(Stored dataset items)
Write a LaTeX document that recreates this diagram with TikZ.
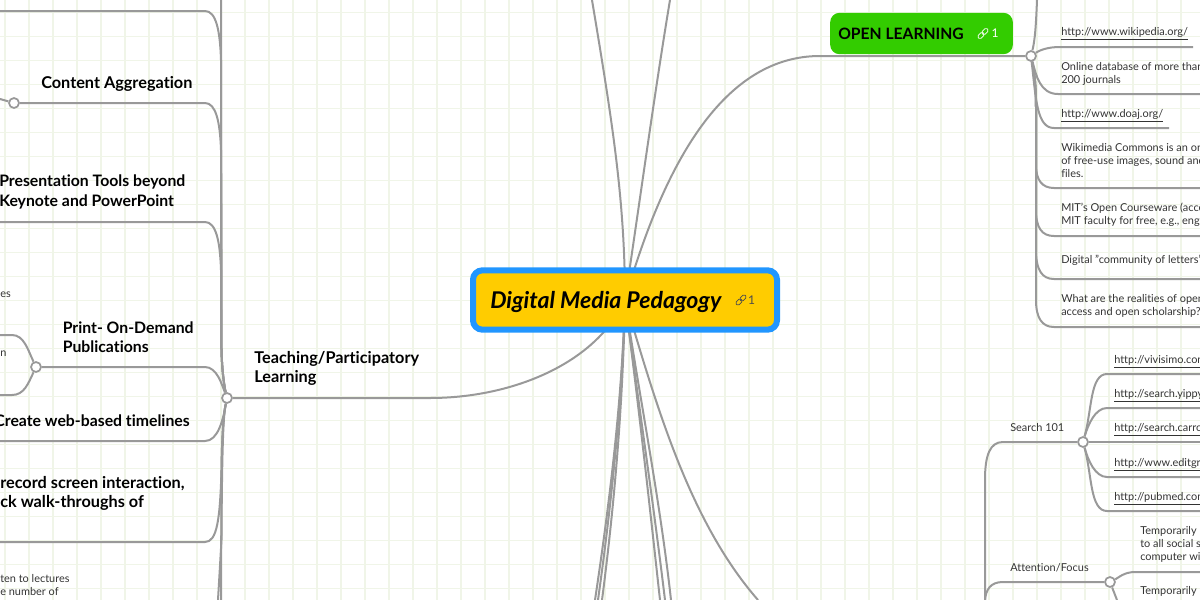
\documentclass[tikz,border=0pt]{standalone}
\usepackage{fontspec}
\setmainfont{Lato}[Ligatures=NoCommon]
\usetikzlibrary{positioning,backgrounds}
\definecolor{linegray}{HTML}{999999}
\definecolor{gridgreen}{HTML}{F0F5E8}
\definecolor{rootblue}{HTML}{2196FF}
\definecolor{rootyellow}{HTML}{FFCC00}
\definecolor{opengreen}{HTML}{33CC00}
\definecolor{smalltext}{HTML}{333333}
\tikzset{branch/.style={draw=linegray, line width=1.5pt}}
\tikzset{gridline/.style={draw=gridgreen, line width=0.9pt}}
\tikzset{jct/.style={circle, draw=linegray, fill=white, line width=1.3pt, inner sep=0pt, minimum size=7.5pt}}
\tikzset{topic/.style={anchor=west, inner sep=0pt, align=left, font=\fontsize{12.2}{14.6}\selectfont\bfseries}}
\tikzset{topicnarrow/.style={topic, font=\fontsize{11.85}{14.6}\selectfont\bfseries}}
\tikzset{leaf/.style={anchor=west, inner sep=0pt, align=left, text=smalltext, font=\fontsize{8.2}{9.75}\selectfont}}
\tikzset{linkcount/.style={inner sep=0pt, font=\fontsize{9}{10}\selectfont}}
\tikzset{linkbar/.style={draw, rotate=45, rounded corners=1.2pt, line width=0.6pt, inner sep=0pt, minimum width=5.2pt, minimum height=3pt}}
\begin{document}
\begin{tikzpicture}[x=0.75pt, y=0.75pt]
	\path[use as bounding box, clip] (0,0) rectangle (1200,-600);
	% central and green topics
	\node[draw=rootblue, fill=rootyellow, line width=4.5pt, rounded corners=7pt,
		minimum width=228pt, minimum height=44.5pt, inner sep=0pt] (root) at (625,-300) {};
	\node[topic, font=\fontsize{17.3}{20}\selectfont\bfseries\itshape] (roottitle) at (490,-302) {Digital Media Pedagogy};
	\node[linkbar, draw=black!70] (rootlinka) at (739,-302) {};
	\node[linkbar, draw=black!70] (rootlinkb) at (743,-298) {};
	\node[linkcount, text=black!70] (rootcount) at (751.5,-300) {1};
	\node[fill=opengreen, rounded corners=7pt, minimum width=137pt, minimum height=31pt, inner sep=0pt] (open) at (921.5,-33.5) {};
	\node[topic, font=\fontsize{11.75}{14.6}\selectfont\bfseries] (opentitle) at (838,-33.5) {OPEN LEARNING};
	\node[linkbar, draw=white] (openlinka) at (981,-35.5) {};
	\node[linkbar, draw=white] (openlinkb) at (985,-31.5) {};
	\node[linkcount, text=white] (opencount) at (995,-33.5) {1};

	% junctions
	\node[jct] (teachjct) at (227,-398) {};
	\node[jct] (aggjct) at (14,-103) {};
	\node[jct] (printjct) at (36,-367) {};
	\node[jct] (openjct) at (1031,-56) {};
	\node[jct] (searchjct) at (1083,-442) {};
	\node[jct] (attjct) at (1110,-582) {};

	% left side
	\node[topic] (agg) at (41,-83.5) {Content Aggregation};
	\node[topicnarrow] (present) at (-1,-192) {Presentation Tools beyond\\Keynote and PowerPoint};
	\node[topicnarrow] (print) at (62.5,-337) {Print- On-Demand\\Publications};
	\node[topic] (teach) at (254,-368.5) {Teaching/Participatory\\Learning};
	\node[topicnarrow, anchor=east] (timeline) at (190,-421) {Create web-based timelines};
	\node[topic] (screen) at (0,-493.5) {record screen interaction,\\ck walk-throughs of};
	\node[leaf] (leafes) at (0,-295) {es};
	\node[leaf] (leafn) at (0,-354) {n};
	\node[leaf] (leaften) at (0,-585) {ten to lectures\\e number of};

	% right side
	\node[leaf] (wiki) at (1061,-34) {\underline{http://www.wikipedia.org/}};
	\node[leaf] (online) at (1061,-74) {Online database of more than\\200 journals};
	\node[leaf] (doaj) at (1061,-116) {\underline{http://www.doaj.org/}};
	\node[leaf] (commons) at (1061,-161) {Wikimedia Commons is an on\\of free-use images, sound and\\files.};
	\node[leaf] (mit) at (1061,-215) {MIT's Open Courseware (acce\\MIT faculty for free, e.g., engi};
	\node[leaf] (letters) at (1061,-260.5) {Digital "community of letters"};
	\node[leaf] (realities) at (1061,-306) {What are the realities of open\\access and open scholarship?};
	\node[leaf] (search) at (1010,-428) {Search 101};
	\node[leaf] (vivisimo) at (1114,-362) {\underline{http://vivisimo.com}};
	\node[leaf] (yippy) at (1114,-396) {\underline{http://search.yippy}};
	\node[leaf] (carrot) at (1114,-430) {\underline{http://search.carro}};
	\node[leaf] (editgr) at (1114,-465) {\underline{http://www.editgr}};
	\node[leaf] (pubmed) at (1114,-499) {\underline{http://pubmed.com}};
	\node[leaf] (attention) at (1010,-568) {Attention/Focus};
	\node[leaf] (temp) at (1140,-544.5) {Temporarily b\\to all social s\\computer wi};
	\node[leaf] (tempb) at (1140,-591) {Temporarily b};

	% free ends
	\coordinate (upleft) at (592,0);
	\coordinate (upright) at (670,0);
	\coordinate (downa) at (595,-600);
	\coordinate (downb) at (598,-600);
	\coordinate (downc) at (602,-600);
	\coordinate (downd) at (660,-600);
	\coordinate (downe) at (665,-600);
	\coordinate (downf) at (671,-600);
	\coordinate (downg) at (758,-600);
	\coordinate (teachtop) at (221,0);
	\coordinate (teachbota) at (221,-600);
	\coordinate (teachbotb) at (218,-600);
	\coordinate (firstend) at (0,-11);
	\coordinate (aggend) at (0,-99);
	\coordinate (presentend) at (0,-222);
	\coordinate (printupend) at (0,-335);
	\coordinate (printlowend) at (0,-395);
	\coordinate (timelineend) at (0,-441);
	\coordinate (screenend) at (0,-542);
	\coordinate (opentop) at (1037,0);
	\coordinate (wikiend) at (1193,-47);
	\coordinate (onlineend) at (1200,-94);
	\coordinate (doajend) at (1169,-128);
	\coordinate (commonsend) at (1200,-188);
	\coordinate (mitend) at (1200,-236);
	\coordinate (lettersend) at (1200,-279);
	\coordinate (realitiesend) at (1200,-327);
	\coordinate (lowright) at (985,-600);
	\coordinate (vivisimoend) at (1200,-374);
	\coordinate (yippyend) at (1200,-408);
	\coordinate (carrotend) at (1200,-442);
	\coordinate (editgrend) at (1200,-477);
	\coordinate (pubmedend) at (1200,-511);
	\coordinate (tempend) at (1200,-572);
	\coordinate (tempbend) at (1117,-600);

	\begin{scope}[on background layer]
		\draw[gridline, shift={(5,11.3)}] (-24,-624) grid[step=24] (1200,0);

		% from the central topic
		\draw[branch] (root.center) .. controls (625,-200) and (612,-120) .. (upleft);
		\draw[branch] (root.center) .. controls (640,-200) and (655,-90) .. (upright);
		\draw[branch] (root.center) .. controls (665,-160) and (725,-56) .. (820,-56) -- (openjct);
		\draw[branch] (root.center) .. controls (595,-365) and (510,-398) .. (430,-398) -- (teachjct);
		\draw[branch] (root.center) .. controls (622,-400) and (610,-500) .. (downa);
		\draw[branch] (root.center) .. controls (622,-400) and (612,-500) .. (downb);
		\draw[branch] (root.center) .. controls (623,-400) and (615,-500) .. (downc);
		\draw[branch] (root.center) .. controls (638,-400) and (649,-500) .. (downd);
		\draw[branch] (root.center) .. controls (638,-400) and (653,-500) .. (downe);
		\draw[branch] (root.center) .. controls (640,-400) and (660,-500) .. (downf);
		\draw[branch] (root.center) .. controls (655,-400) and (688,-520) .. (downg);

		% teaching branches
		\draw[branch] (teachjct) .. controls (224,-385) and (222,-370) .. (221.5,-350) -- (teachtop);
		\draw[branch] (teachjct) .. controls (224,-385) and (222,-370) .. (221.5,-350) -- (221,-60) .. controls (220,-30) and (216,-11) .. (205,-11) -- (firstend);
		\draw[branch] (teachjct) .. controls (224,-385) and (222,-370) .. (221.5,-350) -- (221,-150) .. controls (220,-122) and (216,-103) .. (205,-103) -- (aggjct);
		\draw[branch] (aggjct) -- (aggend);
		\draw[branch] (teachjct) .. controls (224,-385) and (222,-370) .. (221.5,-350) -- (221,-270) .. controls (220,-241) and (216,-222) .. (205,-222) -- (presentend);
		\draw[branch] (teachjct) .. controls (222,-385) and (217,-367) .. (205,-367) -- (printjct);
		\draw[branch] (printjct) .. controls (28,-350) and (24,-335) .. (12,-335) -- (printupend);
		\draw[branch] (printjct) .. controls (28,-384) and (24,-395) .. (12,-395) -- (printlowend);
		\draw[branch] (teachjct) .. controls (223,-420) and (218,-441) .. (205,-441) -- (timelineend);
		\draw[branch] (teachjct) .. controls (224,-412) and (222,-430) .. (221.5,-470) .. controls (220,-520) and (217,-542) .. (205,-542) -- (screenend);
		\draw[branch] (teachjct) .. controls (224,-412) and (222,-430) .. (221.5,-470) -- (teachbota);
		\draw[branch] (teachjct) .. controls (224,-412) and (222,-430) .. (221.5,-540) -- (teachbotb);

		% open learning branches
		\draw[branch] (openjct) .. controls (1035,-40) and (1036,-25) .. (opentop);
		\draw[branch] (openjct) .. controls (1040,-50) and (1048,-47) .. (1060,-47) -- (wikiend);
		\draw[branch] (openjct) .. controls (1036,-75) and (1040,-94) .. (1058,-94) -- (onlineend);
		\draw[branch] (openjct) .. controls (1036,-100) and (1037,-128) .. (1054,-128) -- (doajend);
		\draw[branch] (openjct) .. controls (1035,-75) and (1036,-90) .. (1036,-110) -- (1036,-165) .. controls (1036,-180) and (1042,-188) .. (1054,-188) -- (commonsend);
		\draw[branch] (openjct) .. controls (1035,-75) and (1036,-90) .. (1036,-110) -- (1036,-210) .. controls (1036,-228) and (1042,-236) .. (1054,-236) -- (mitend);
		\draw[branch] (openjct) .. controls (1035,-75) and (1036,-90) .. (1036,-110) -- (1036,-250) .. controls (1036,-270) and (1042,-279) .. (1054,-279) -- (lettersend);
		\draw[branch] (openjct) .. controls (1035,-75) and (1036,-90) .. (1036,-110) -- (1036,-300) .. controls (1036,-318) and (1042,-327) .. (1054,-327) -- (realitiesend);

		% search and attention
		\draw[branch] (lowright) -- (985,-480) .. controls (985,-455) and (990,-442) .. (1003,-442) -- (searchjct);
		\draw[branch] (lowright) .. controls (986,-590) and (990,-582) .. (1003,-582) -- (attjct);
		\draw[branch] (searchjct) .. controls (1092,-410) and (1090,-374) .. (1107,-374) -- (vivisimoend);
		\draw[branch] (searchjct) .. controls (1088,-425) and (1095,-408) .. (1107,-408) -- (yippyend);
		\draw[branch] (searchjct) -- (carrotend);
		\draw[branch] (searchjct) .. controls (1088,-460) and (1095,-477) .. (1107,-477) -- (editgrend);
		\draw[branch] (searchjct) .. controls (1092,-475) and (1090,-511) .. (1107,-511) -- (pubmedend);
		\draw[branch] (attjct) .. controls (1118,-578) and (1124,-572) .. (1135,-572) -- (tempend);
		\draw[branch] (attjct) -- (tempbend);
	\end{scope}
\end{tikzpicture}
\end{document}
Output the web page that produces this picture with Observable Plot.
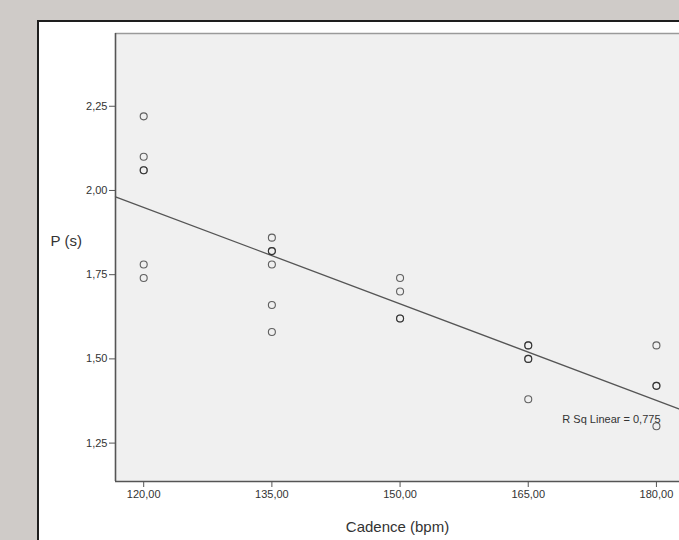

- EXERCISE PROMPT: Without any pictures, reproduce the lines from the first one in the material through the line that has "text=white] (opencount) at", exactly as they appear.

- RESULT:
Write a LaTeX document that recreates this diagram with TikZ.
\documentclass[tikz,border=0pt]{standalone}
\usepackage{fontspec}
\setmainfont{Lato}[Ligatures=NoCommon]
\usetikzlibrary{positioning,backgrounds}
\definecolor{linegray}{HTML}{999999}
\definecolor{gridgreen}{HTML}{F0F5E8}
\definecolor{rootblue}{HTML}{2196FF}
\definecolor{rootyellow}{HTML}{FFCC00}
\definecolor{opengreen}{HTML}{33CC00}
\definecolor{smalltext}{HTML}{333333}
\tikzset{branch/.style={draw=linegray, line width=1.5pt}}
\tikzset{gridline/.style={draw=gridgreen, line width=0.9pt}}
\tikzset{jct/.style={circle, draw=linegray, fill=white, line width=1.3pt, inner sep=0pt, minimum size=7.5pt}}
\tikzset{topic/.style={anchor=west, inner sep=0pt, align=left, font=\fontsize{12.2}{14.6}\selectfont\bfseries}}
\tikzset{topicnarrow/.style={topic, font=\fontsize{11.85}{14.6}\selectfont\bfseries}}
\tikzset{leaf/.style={anchor=west, inner sep=0pt, align=left, text=smalltext, font=\fontsize{8.2}{9.75}\selectfont}}
\tikzset{linkcount/.style={inner sep=0pt, font=\fontsize{9}{10}\selectfont}}
\tikzset{linkbar/.style={draw, rotate=45, rounded corners=1.2pt, line width=0.6pt, inner sep=0pt, minimum width=5.2pt, minimum height=3pt}}
\begin{document}
\begin{tikzpicture}[x=0.75pt, y=0.75pt]
	\path[use as bounding box, clip] (0,0) rectangle (1200,-600);
	% central and green topics
	\node[draw=rootblue, fill=rootyellow, line width=4.5pt, rounded corners=7pt,
		minimum width=228pt, minimum height=44.5pt, inner sep=0pt] (root) at (625,-300) {};
	\node[topic, font=\fontsize{17.3}{20}\selectfont\bfseries\itshape] (roottitle) at (490,-302) {Digital Media Pedagogy};
	\node[linkbar, draw=black!70] (rootlinka) at (739,-302) {};
	\node[linkbar, draw=black!70] (rootlinkb) at (743,-298) {};
	\node[linkcount, text=black!70] (rootcount) at (751.5,-300) {1};
	\node[fill=opengreen, rounded corners=7pt, minimum width=137pt, minimum height=31pt, inner sep=0pt] (open) at (921.5,-33.5) {};
	\node[topic, font=\fontsize{11.75}{14.6}\selectfont\bfseries] (opentitle) at (838,-33.5) {OPEN LEARNING};
	\node[linkbar, draw=white] (openlinka) at (981,-35.5) {};
	\node[linkbar, draw=white] (openlinkb) at (985,-31.5) {};
	\node[linkcount, text=white] (opencount) at (995,-33.5) {1};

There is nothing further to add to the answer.